O especialista acredita que seja
por esse motivo que as igrejas tenham dificuldades em conversar abertamente
sobre o assunto. O professor diz que, por ser ligada ao bem material e por ter
um passado tão turbulento dentro do Cristianismo, a abordagem sobre o dinheiro
bate de frente com a espiritualidade que as igrejas precisam transmitir aos
fiéis.
Nova simbologia
Ainda de acordo com o
especialista em História Religiosa, Eduardo Gusmão, essa nova maneira de lidar
como dinheiro dentro das religiões também trouxe novo significado à moeda. Para
o professor, a abnegação do dinheiro perante a igreja está ligada à ideia de
sacrifício, algo feito para agradar a Deus. "Antes as pessoas dividiam a
comida da família. Hoje, no entanto, o que representa valor é a moeda",
comentou o educador.
Conforme Gusmão, há ainda a
possibilidade de interpretar o dinheiro como uma nova linguagem. Segundo ele,
quando uma pessoa que frequenta igreja e que segue uma vida regrada consegue
comprar bens materiais, carros, eletrônicos, casas, entre outros artigos da
vida moderna, ela interpreta e ostenta esse acontecimento como uma permissão
de Deus ao seu sucesso. "É também uma maneira de interpretar a benção
divina, uma forma de aprovação", conclui.
"Nós procuramos ser claros com a
forma que gastamos o dinheiro porque existe uma mudança de perfil das pessoas
que frequentam os templos, sempre mais letradas e mais atentas para a forma
como o patrimônio da igreja está sendo conduzido”. Weberson Lopes, pastor.

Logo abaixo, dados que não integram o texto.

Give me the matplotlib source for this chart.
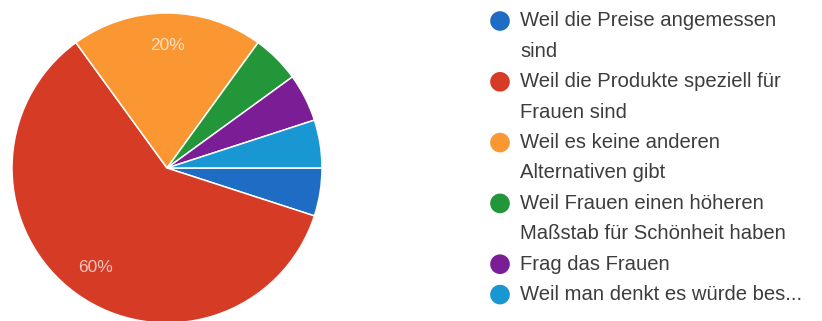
import matplotlib.pyplot as plt

# survey answers, share of respondents in percent
labels = [
    "Weil die Preise angemessen\nsind",
    "Weil die Produkte speziell für\nFrauen sind",
    "Weil es keine anderen\nAlternativen gibt",
    "Weil Frauen einen höheren\nMaßstab für Schönheit haben",
    "Frag das Frauen",
    "Weil man denkt es würde bes...",
]
shares = [5, 60, 20, 5, 5, 5]
colors = ["#1f6cc4", "#d63c25", "#fb9733", "#229639", "#7b1d94", "#1997d3"]

W, H = 822, 321
fig = plt.figure(figsize=(W / 100, H / 100), dpi=100)
plt.rcParams["font.family"] = ["Liberation Sans", "DejaVu Sans"]


# only the big slices get a percent label
def pct(p):
    return f"{p:.0f}%" if p >= 10 else ""


# pie, centre at (167, 168) px, radius 155 px
cx, cy, r = 167, 168, 155
ax = fig.add_axes([(cx - r) / W, (H - cy - r) / H, 2 * r / W, 2 * r / H])
wedges, texts, autotexts = ax.pie(
    shares, colors=colors, startangle=0, counterclock=False,
    autopct=pct, pctdistance=0.79,
    wedgeprops=dict(edgecolor="white", linewidth=1.1),
    textprops=dict(color="white", alpha=0.7, fontsize=12.5),
)
ax.set_xlim(-1, 1)
ax.set_ylim(-1, 1)
ax.set_aspect("equal")

# legend drawn by hand: dot next to the first line of each entry
lx = fig.add_axes([0, 0, 1, 1])
lx.set_xlim(0, W)
lx.set_ylim(H, 0)
lx.axis("off")
y = 21
step = 30.4
for lab, col in zip(labels, colors):
    lx.scatter(500, y, s=200, color=col, edgecolors="none")
    for line in lab.split("\n"):
        lx.text(520, y, line, fontsize=14.6, color="#3d3d3d", va="center")
        y += step

fig.savefig("out.png", dpi=100)
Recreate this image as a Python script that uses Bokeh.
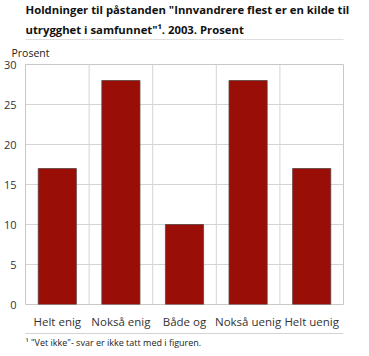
from bokeh.plotting import figure
from bokeh.models import Span, FixedTicker, ColumnDataSource, Title
from bokeh.layouts import column
from bokeh.embed import file_html
from bokeh.resources import INLINE

categories = ["Helt enig", "Nokså enig", "Både og", "Nokså uenig", "Helt uenig"]
values = [17, 28, 10, 28, 17]
y_ticks = [0, 5, 10, 15, 20, 25, 30]
title_lines = ['Holdninger til påstanden "Innvandrere flest er en kilde til',
               'utrygghet i samfunnet"¹. 2003. Prosent']
unit_label = "Prosent"
footnote = '¹  "Vet ikke"- svar er ikke tatt med i figuren.'

W = 351
FONT = "Open Sans"
RULE = "#a8a8a8"


def blank(fig):
    fig.xaxis.visible = False
    fig.yaxis.visible = False
    fig.xgrid.visible = False
    fig.ygrid.visible = False
    fig.outline_line_color = None
    fig.background_fill_color = RULE
    fig.border_fill_color = "white"


# --- header: two title lines and a rule below them
top = figure(width=W, height=39, output_backend="svg", toolbar_location=None,
             min_border_left=0, min_border_right=0, min_border_top=38, min_border_bottom=0,
             x_range=(0, 1), y_range=(0, 1))
blank(top)
top.add_layout(Title(text=title_lines[1], text_font=FONT, text_font_style="bold",
                     text_font_size="11.3px", text_color="#111111", align="left",
                     standoff=6, offset=0), "above")
top.add_layout(Title(text=title_lines[0], text_font=FONT, text_font_style="bold",
                     text_font_size="11.3px", text_color="#111111", align="left",
                     standoff=0, offset=0), "above")

# --- chart
p = figure(x_range=categories, y_range=(0, 30), width=W, height=294,
           output_backend="svg", toolbar_location=None,
           min_border_left=14, min_border_right=8, min_border_top=25, min_border_bottom=29)
p.outline_line_color = "#c8c8c8"
p.border_fill_color = "white"
p.add_layout(Title(text=unit_label, text_font=FONT, text_font_style="normal",
                   text_font_size="10.5px", text_color="#222222", align="left",
                   offset=-14, standoff=9), "above")

src = ColumnDataSource(dict(cat=categories, val=values))
p.vbar(x="cat", top="val", width=0.6, source=src, fill_color="#990f07",
       line_color="#5a4040", line_width=0.8)

p.yaxis.ticker = FixedTicker(ticks=y_ticks)
p.yaxis.axis_line_color = None
p.yaxis.major_tick_line_color = None
p.yaxis.minor_tick_line_color = None
p.yaxis.major_label_text_font = FONT
p.yaxis.major_label_text_font_size = "11px"
p.yaxis.major_label_text_color = "#333333"
p.yaxis.major_label_standoff = 3

p.xaxis.axis_line_color = None
p.xaxis.major_tick_line_color = None
p.xaxis.major_label_text_font = FONT
p.xaxis.major_label_text_font_size = "11.5px"
p.xaxis.major_label_text_color = "#333333"
p.xaxis.major_label_standoff = 3

p.ygrid.grid_line_color = "#d4d4d4"
p.xgrid.grid_line_color = None
for i in range(1, len(categories)):
    p.add_layout(Span(location=i, dimension="height", line_color="#d4d4d4", line_width=1))

# --- footer: rule and footnote
bot = figure(width=W, height=13, output_backend="svg", toolbar_location=None,
             min_border_left=0, min_border_right=0, min_border_top=0, min_border_bottom=12,
             x_range=(0, 1), y_range=(0, 1))
blank(bot)
bot.add_layout(Title(text=footnote, text_font=FONT, text_font_size="9px",
                     text_font_style="normal", text_color="#222222", align="left",
                     standoff=0, offset=0), "below")

layout = column(top, p, bot, spacing=0)
html = file_html(layout, INLINE)
open("out.html", "w").write(html)
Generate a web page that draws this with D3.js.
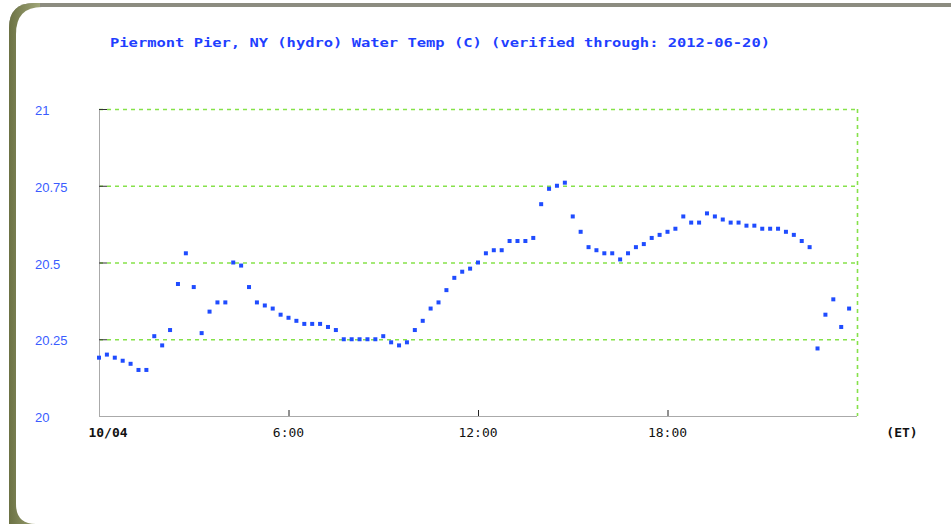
<!DOCTYPE html>
<html>
<head>
<meta charset="utf-8">
<script src="https://cdn.jsdelivr.net/npm/d3@7"></script>
<style>
  body { margin: 0; background: #fff; }
  svg { display: block; }
</style>
</head>
<body>
<svg id="chart" width="951" height="524"></svg>
<script>
// water temp readings, every 15 min starting 10/04 00:00 (hours)
var hours = d3.range(96).map(function(i) { return i * 0.25 });
var temps = [
  20.19, 20.20, 20.19, 20.18, 20.17, 20.15, 20.15, 20.26, 20.23, 20.28,
  20.43, 20.53, 20.42, 20.27, 20.34, 20.37, 20.37, 20.50, 20.49, 20.42,
  20.37, 20.36, 20.35, 20.33, 20.32, 20.31, 20.30, 20.30, 20.30, 20.29,
  20.28, 20.25, 20.25, 20.25, 20.25, 20.25, 20.26, 20.24, 20.23, 20.24,
  20.28, 20.31, 20.35, 20.37, 20.41, 20.45, 20.47, 20.48, 20.50, 20.53,
  20.54, 20.54, 20.57, 20.57, 20.57, 20.58, 20.69, 20.74, 20.75, 20.76,
  20.65, 20.60, 20.55, 20.54, 20.53, 20.53, 20.51, 20.53, 20.55, 20.56,
  20.58, 20.59, 20.60, 20.61, 20.65, 20.63, 20.63, 20.66, 20.65, 20.64,
  20.63, 20.63, 20.62, 20.62, 20.61, 20.61, 20.61, 20.60, 20.59, 20.57,
  20.55, 20.22, 20.33, 20.38, 20.29, 20.35
];
var yTicks = [20, 20.25, 20.5, 20.75, 21];
var xTicks = [0, 6, 12, 18];
var xTickLabels = ['10/04', '6:00', '12:00', '18:00'];
var title = 'Piermont Pier, NY (hydro) Water Temp (C) (verified through: 2012-06-20)';

var svg = d3.select('#chart');
var defs = svg.append('defs');

// olive frame on the left, grey strip on top
var grad = defs.append('linearGradient').attr('id', 'frameL')
  .attr('x1', 0).attr('x2', 1).attr('y1', 0).attr('y2', 0);
grad.append('stop').attr('offset', '0%').attr('stop-color', '#6c7244');
grad.append('stop').attr('offset', '100%').attr('stop-color', '#a0a678');

svg.append('path')
  .attr('d', 'M9,524 L9,28 Q9,3 34,3 L951,3 L951,9 L40,9 L40,524 Z')
  .attr('fill', '#8c8c80');
svg.append('path')
  .attr('d', 'M9,524 L9,28 Q9,3 34,3 L40,3 L40,524 Z')
  .attr('fill', 'url(#frameL)');
svg.append('path')
  .attr('d', 'M16,504 L16,34 Q16,7 42,7 L951,7 L951,524 L36,524 Q16,524 16,504 Z')
  .attr('fill', '#fff');

var margin = { left: 99, right: 857, top: 109, bottom: 416 };

var x = d3.scaleLinear().domain([0, 24]).range([margin.left, margin.right]);
var y = d3.scaleLinear().domain([20, 21]).range([margin.bottom, margin.top]);

// title
svg.append('text')
  .attr('x', 110).attr('y', 47)
  .attr('textLength', 660)
  .attr('lengthAdjust', 'spacingAndGlyphs')
  .attr('font-family', 'DejaVu Sans Mono, monospace')
  .attr('font-weight', 'bold')
  .attr('font-size', 13)
  .attr('fill', '#1f3fff')
  .text(title);

// green dashed grid
var gridColor = '#86e24a';
svg.append('g').selectAll('line')
  .data(yTicks.filter(function(d) { return d > 20 }))
  .enter().append('line')
    .attr('x1', margin.left).attr('x2', margin.right)
    .attr('y1', function(d) { return y(d) + 0.5 })
    .attr('y2', function(d) { return y(d) + 0.5 })
    .attr('stroke', gridColor)
    .attr('stroke-width', 1.6)
    .attr('stroke-dasharray', '4,4');

svg.append('line')
  .attr('x1', margin.right + 0.5).attr('x2', margin.right + 0.5)
  .attr('y1', margin.top).attr('y2', margin.bottom)
  .attr('stroke', gridColor)
  .attr('stroke-width', 1.6)
  .attr('stroke-dasharray', '4,4');

// axes
svg.append('line')
  .attr('x1', margin.left + 0.5).attr('x2', margin.left + 0.5)
  .attr('y1', margin.top).attr('y2', margin.bottom)
  .attr('stroke', '#aaa');
svg.append('line')
  .attr('x1', margin.left).attr('x2', margin.right)
  .attr('y1', margin.bottom + 0.5).attr('y2', margin.bottom + 0.5)
  .attr('stroke', '#aaa');

// y ticks + labels
svg.append('g').selectAll('line')
  .data(yTicks.filter(function(d) { return d > 20 }))
  .enter().append('line')
    .attr('x1', margin.left).attr('x2', margin.left + 8)
    .attr('y1', function(d) { return y(d) + 0.5 })
    .attr('y2', function(d) { return y(d) + 0.5 })
    .attr('stroke', '#333');

svg.append('g').selectAll('text')
  .data(yTicks)
  .enter().append('text')
    .attr('x', 35)
    .attr('y', function(d) { return y(d) + 6 })
    .attr('font-family', 'Liberation Sans, Arial, sans-serif')
    .attr('font-size', 13)
    .attr('fill', '#3a5cff')
    .text(function(d) { return d });

// x ticks + labels
svg.append('g').selectAll('line')
  .data(xTicks.filter(function(d) { return d > 0 }))
  .enter().append('line')
    .attr('x1', function(d) { return x(d) + 0.5 })
    .attr('x2', function(d) { return x(d) + 0.5 })
    .attr('y1', margin.bottom - 6).attr('y2', margin.bottom)
    .attr('stroke', '#222');

svg.append('g').selectAll('text')
  .data(xTicks)
  .enter().append('text')
    .attr('x', function(d, i) { return i == 0 ? x(d) + 9 : x(d) })
    .attr('y', 437)
    .attr('text-anchor', 'middle')
    .attr('font-family', 'DejaVu Sans Mono, monospace')
    .attr('font-weight', function(d, i) { return i == 0 ? 'bold' : 'normal' })
    .attr('font-size', 13)
    .attr('fill', '#111')
    .text(function(d, i) { return xTickLabels[i] });

svg.append('text')
  .attr('x', 902).attr('y', 437)
  .attr('text-anchor', 'middle')
  .attr('font-family', 'DejaVu Sans Mono, monospace')
  .attr('font-weight', 'bold')
  .attr('font-size', 13)
  .attr('fill', '#111')
  .text('(ET)');

// data points
svg.append('g').selectAll('rect')
  .data(temps)
  .enter().append('rect')
    .attr('x', function(d, i) { return x(hours[i]) - 2 })
    .attr('y', function(d) { return y(d) - 2 })
    .attr('width', 4).attr('height', 4)
    .attr('fill', '#1f4cff');
</script>
</body>
</html>
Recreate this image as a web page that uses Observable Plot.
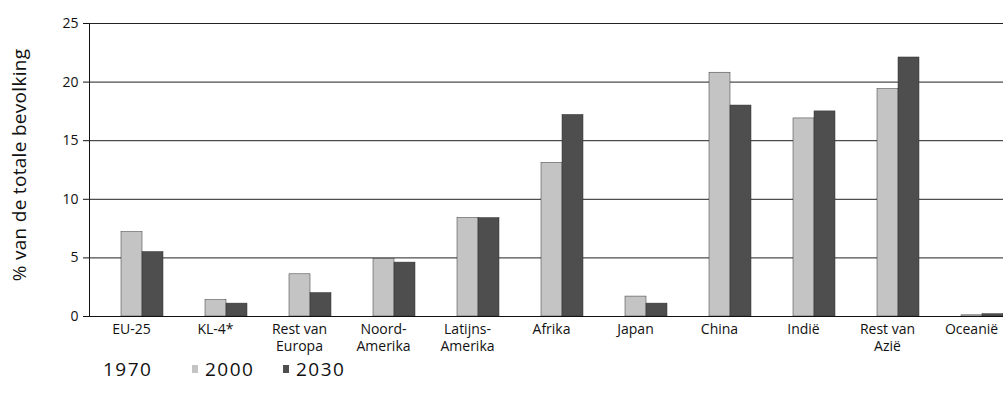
<!DOCTYPE html>
<html>
<head>
<meta charset="utf-8">
<script src="https://cdn.jsdelivr.net/npm/d3@7"></script>
<script src="https://cdn.jsdelivr.net/npm/@observablehq/plot@0.6"></script>
<style>
  html, body { margin: 0; padding: 0; background: #fff; overflow: hidden; }
  #wrap { position: relative; width: 1003px; height: 403px; font-family: "Open Sans", sans-serif; color: #111; }
  #ylabel { position: absolute; left: 19px; top: 165px; transform: translate(-50%, -50%) rotate(-90deg); white-space: nowrap; font-size: 19px; letter-spacing: 0.3px; }
  #legend { position: absolute; left: 90px; top: 356px; display: flex; align-items: center; font-size: 19px; letter-spacing: 1.5px; }
  .item { display: flex; align-items: center; }
  .item:nth-child(1) { width: 102px; }
  .item:nth-child(2) { width: 91px; }
  .sw { width: 6px; height: 8px; margin-right: 7px; }
</style>
</head>
<body>
<div id="wrap">
  <div id="chart"></div>
  <div id="ylabel">% van de totale bevolking</div>
  <div id="legend"></div>
</div>
<script>
const categories = ["EU-25","KL-4*","Rest van Europa","Noord-Amerika","Latijns-Amerika","Afrika","Japan","China","Indië","Rest van Azië","Oceanië"];
const categoryLabels = ["EU-25","KL-4*","Rest van\nEuropa","Noord-\nAmerika","Latijns-\nAmerika","Afrika","Japan","China","Indië","Rest van\nAzië","Oceanië"];
const series = ["1970","2000","2030"];
const values2000 = [7.2, 1.4, 3.6, 4.9, 8.4, 13.1, 1.7, 20.8, 16.9, 19.4, 0.1];
const values2030 = [5.5, 1.1, 2.0, 4.6, 8.4, 17.2, 1.1, 18.0, 17.5, 22.1, 0.2];
const yTicks = [0, 5, 10, 15, 20, 25];
const seriesColors = ["#ffffff", "#c4c4c4", "#4e4e4e"];

const data = [];
categories.forEach((c, i) => {
  data.push({category: c, series: "2000", value: values2000[i]});
  data.push({category: c, series: "2030", value: values2030[i]});
});

const chart = Plot.plot({
  width: 1003,
  height: 358,
  marginLeft: 89,
  marginRight: -10,
  marginTop: 23,
  marginBottom: 42,
  style: {fontFamily: "Open Sans, sans-serif", fontSize: "14px", color: "#111", background: "white", overflow: "hidden"},
  fx: {domain: categories, padding: 0, label: null},
  x: {domain: series, paddingInner: 0, paddingOuter: 0.5, axis: null},
  y: {domain: [0, 25], ticks: yTicks, tickSize: 6, tickPadding: 5, label: null, line: true},
  color: {domain: series, range: seriesColors},
  marks: [
    Plot.ruleY(yTicks.slice(1), {stroke: "#222", strokeWidth: 1}),
    Plot.barY(data, {fx: "category", x: "series", y: "value", fill: "series", stroke: "#333", strokeWidth: 0.5}),
    Plot.ruleY([0], {stroke: "#111", strokeWidth: 1.2}),
    Plot.axisFx({anchor: "bottom", tickSize: 0, tickPadding: 5, label: null, lineHeight: 1.25, fontSize: 14,
      tickFormat: d => categoryLabels[categories.indexOf(d)]})
  ]
});
document.getElementById("chart").appendChild(chart);

const legend = document.getElementById("legend");
series.forEach((s, i) => {
  const item = document.createElement("div");
  item.className = "item";
  const sw = document.createElement("div");
  sw.className = "sw";
  sw.style.background = seriesColors[i];
  const lab = document.createElement("span");
  lab.textContent = s;
  item.appendChild(sw);
  item.appendChild(lab);
  legend.appendChild(item);
});
</script>
</body>
</html>
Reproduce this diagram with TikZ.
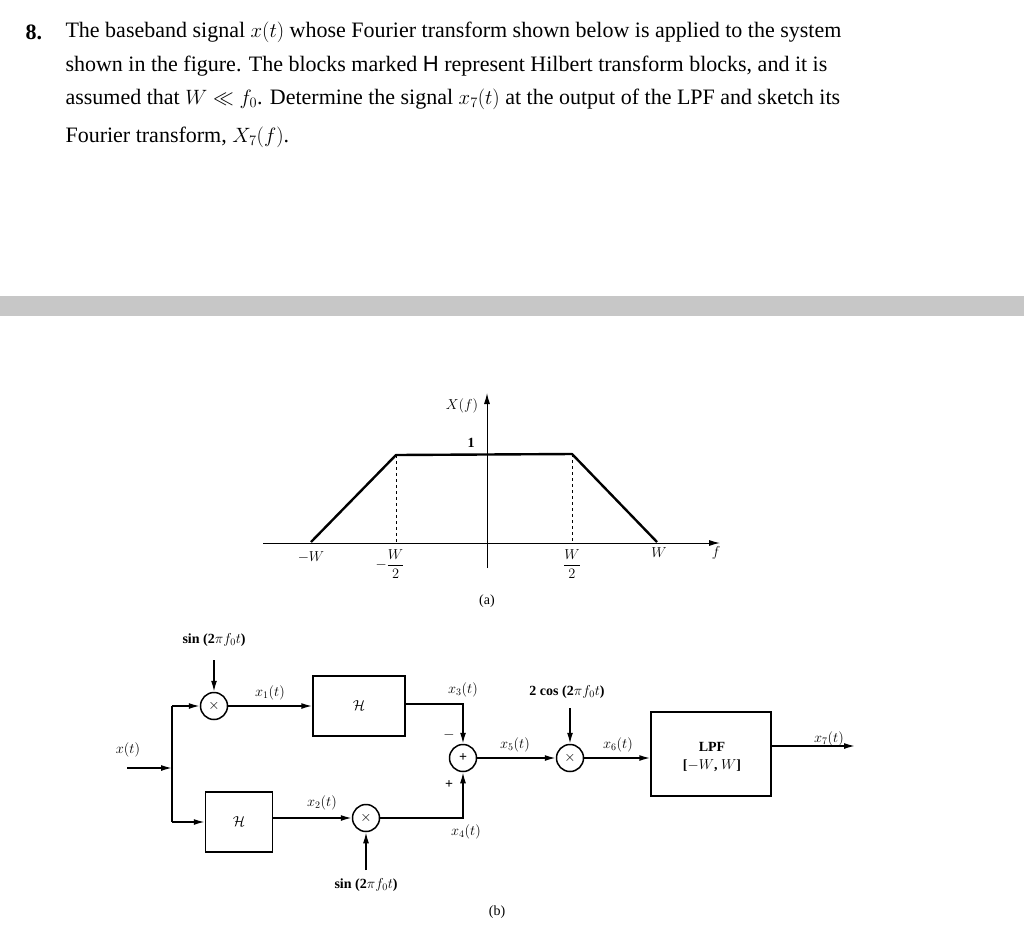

"O dízimo, ofertas, doações e o
que provém das festas de padroeiros são convertidos para ações sociais,
pastorais, manutenção e melhoria da Igreja e sustento básico do sacerdote no
desempenho de sua função”.
Arquidiocese de Goiânia
"Sem dúvidas o dinheiro é
essencial para a evolução. Ele, por si só, não é ruim. Nós que precisamos
procurar o equilíbrio entre o material e o espiritual”. Sirley de Souza
Nascimento, tesoureira do Centro Espírita Grupo André Luiz.